Earthworks, a professional development workshop for secondary school science teachers sponsored by CU-Boulder's Cooperative Institute for Research in Environmental Sciences, or CIRES, will run through June 27.
"The goal of our program is to help middle and high school teachers design Earth science curriculum for their students," says Genny Healy, CIRES' Earthworks coordinator. "Our philosophy is that people learn science by doing science. We teach scientific inquiry using a hands-on approach and help teachers find new strategies for bringing science into the classroom."
The annual program began on June 21 and is free to selected applicants from across the United States. CIRES supplies participants with travel expenses, lodging, meals and curriculum materials.
This year, 24 teachers will take part in the workshop, nine of them returning participants.
Scientists work with the teachers in small teams, conducting fieldwork, taking observations and joining in discussions. The scientists come from a variety of disciplines and institutions including the University of Colorado at Boulder and CIRES scientists based at National Oceanic and Atmospheric Administration labs around Boulder, Colorado State University and the National Center for Atmospheric Research.
The workshop setting offers many options for Earth science projects. Held at the 1,040-acre Cal-Wood Environmental Education Center northwest of Boulder, Cal-Wood contains an old homestead and an abandoned mica mine.

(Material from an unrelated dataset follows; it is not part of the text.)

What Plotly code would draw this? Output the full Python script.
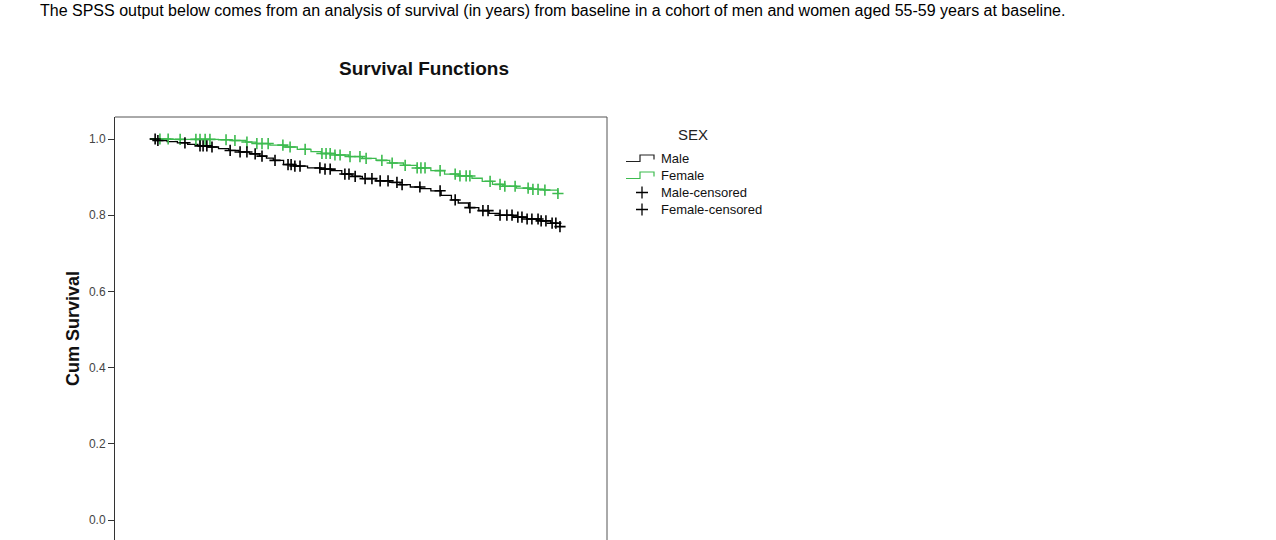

Its forested grounds teem with deer, elk, black bear, mountain lion and bird populations.
Edie Clark, a sixth-grade science teacher from Cornerstone Academy, a middle school in the Spring Branch Independent School District in Houston, is returning for her third summer at Earthworks.
Her first year, Clark developed a project correlating weather to air pollution, for which her students learned to assess cloud types and take measurements of such weather variables as temperature, wind direction, wind speed and percentage of cloud cover. They also learned how to detect ozone levels and to note how the levels changed with the weather.
The project was so successful that Clark was awarded a $5,000 grant from British Petroleum this year.
"We used the money for new ozone detectors and other lab equipment," Clark said. "Subsequently, we received two additional grants for class work based on my Earthworks projects."
The grants helped fund the purchase of nets, water test kits and books for the pond and creek study Clark developed during Earthworks 2002. Clark's students compared a pond near their school with a creek in the area. The project explored how the movement of water affects the chemistry of the water and the diversity of living things found in it, she said.
"Our studies take place in a heavily impacted urban area," Clark said. "My goal is to have the kids help educate the Spring Valley community about the value of not dumping fluids into storm drains, so we'll continue that project this year.
"Also in 2003 I want to develop a curriculum for a lichen study connected to air pollution, so I need to learn how to conduct lichen sampling."
Preparation at Earthworks seems to be paying off for teachers.
"Our principal readily supports these project-based studies because the kids do spectacularly well on their state tests," Clark said. "The program is great. Teachers should really know about Earthworks."